Whom God loves, he loves to the end:
And not to their end, and to their death
But to his end.
And his end is that he might love them more.
John Donne
Mom! Oh mom, oh mom, oh mom, oh mom, my 13 year-old moaned. My stomach hurts so much. Mama, please come.
I wished he’d called for Papa instead. Because Mama was nestled and snuggled in bed. The heat was set low and she didn’t want to go.
After a week of short nights, this, I’d hoped, would be her night for a long winter’s nap.
Love Rolls Out of Bed
Mom, please come, he cried again.
I rolled over. It was 1:04. I’d been with him at 9 and 10 and checked in again with meds at 11. Then to bed and sugarplums.
Coming, I called with a sigh.
“So this is Christmas,” I thought as I lay in the dark, groping about for glasses and socks.
I forced myself out of my snuggly, warm bed and shivering, stumbled my way toward the groans. Then halfway down the hall, it hit me.
That this IS Christmas. That this might actually be closer to the “real meaning of Christmas” than cozy and comfy and Silent Night by candlelight.
That, really, Christmas is more like leaving the warmth to show love in the cold.
This is love come down.
Love Came Down At Christmas
The creed says, “For us and for our salvation he came down.” Paul put it like this to the Philippians,
Let each of you look not only to his own interests, but also to the interests of others. Have this mind among yourselves, which is yours in Christ Jesus, who, though he was in the form of God, did not count equality with God a thing to be grasped, but emptied himself, by taking the form of a servant, being born in the likeness of men. And being found in human form, he humbled himself to death, even death on a cross.
I left my warm bed to care for my sick, pitiful child. The Son left the glories of heaven at his Father’s side- the bosom of the Father some translations say- to care for his sin-sick children.
Choosing discomfort to serve another: this is one measure of love.
A Measure of Love
Comfort is overrated. And when it comes to love comfort might not rate at all. In fact, our own discomfort might be a much more accurate indicator of our love for others.
When I weigh my love on this measure, I’m not very loving. Honestly, if Sam’s moans had not been so loud, I might have ignored them. Because I’m a master of excuses for staying in my comfort zones: I deserve this sleep. Jim can go. I warned this son about all that soda and candy and cake.
But God loves us too much to leave us as we are. He calls us to deny ourselves and prefer others and gives us the grace to do it. Christ gives us victory over our selfish, comfort-loving hearts.

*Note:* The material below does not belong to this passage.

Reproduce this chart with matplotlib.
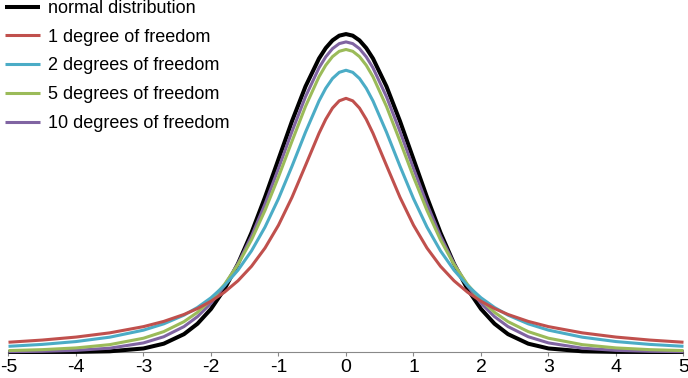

We’re more than conquerors through him who loved us and more than conquerors don’t stay stuck in comfort zones. They step into discomfort for love’s sake.
They move into cold driveways and hard conversations.
Discomfort For Love’s Sake
Mom, will you come out and play PIG with me? Please?
That from the 11 year-old who invited me out for a game of PIG in the driveway. Who called me out of the a cozy house on a 29° day.
Sure Gabe, I’ll come. This time, love won.
It happened again when love pushed me to talk to a relative to whom talking didn’t come naturally.
So Mike, how is it going with work? I asked. It wasn’t easy, but it was good.
By the measure of choosing others’ “interests” over my comfort, my love is low. The fact that these events are memorable at all shows how vast the room for my love to grow.
Think how you would like to become a slug.
Puritan Anthony Burgess marveled too, at “discomfort” the Incarnation must have been for the Son.
He that was in the bosom of His Father- an expressing showing the intimate, close and secret delight and love He had from the Father. How unspeakable is it that He should deprive Himself of the sense of it? To put himself, as it were out of heaven and into hell? This is deeper love than ever we can imagine or conceive: no wonder the apostle calls it “the unsearchable riches of grace.”
This is deeper love than we mere mortals who dread to get out of bed in the cold middle of the night can imagine. The Son left the warmth of the heavenly Father for our sakes.
For our sake, Love left heaven for sick, cold earth. This is unsearchably rich grace.
C.S. Lewis made the comparison, too, in more graphic terms than Burgess.
The Eternal Being, who knows everything and who created the whole universe, became not only a man but (before that) a baby, and before that a foetus inside a Woman’s body. If you want to get the hang of it, think how you would like to become a slug or a crab.
Yes, real love is humble and comes down and goes out into the cold. Out of warm beds and warm homes and comfortable conversation zones.
How Love Came Down
Love came out of heaven’s bright glory and was wrapped in swaddling cloths and laid in a manger, because there was no place…in the inn.
My Bible footnote on Luke 2:7 says that Christ could have been born in a stable or cave, but that “mangers were often outdoors, so it’s possible that Jesus was born in the open air.”
Open air or stable or cave- they all sound uncomfortable and cold.
But that is how Love came down.
In this the love of God was made manifest among us, that God sent his only Son into the world, so that we might live through him. In this is love, not that we have loved God but that he loved us and sent his Son to be the propitiation for our sins. Beloved, if God so loved us, we also ought to love one another.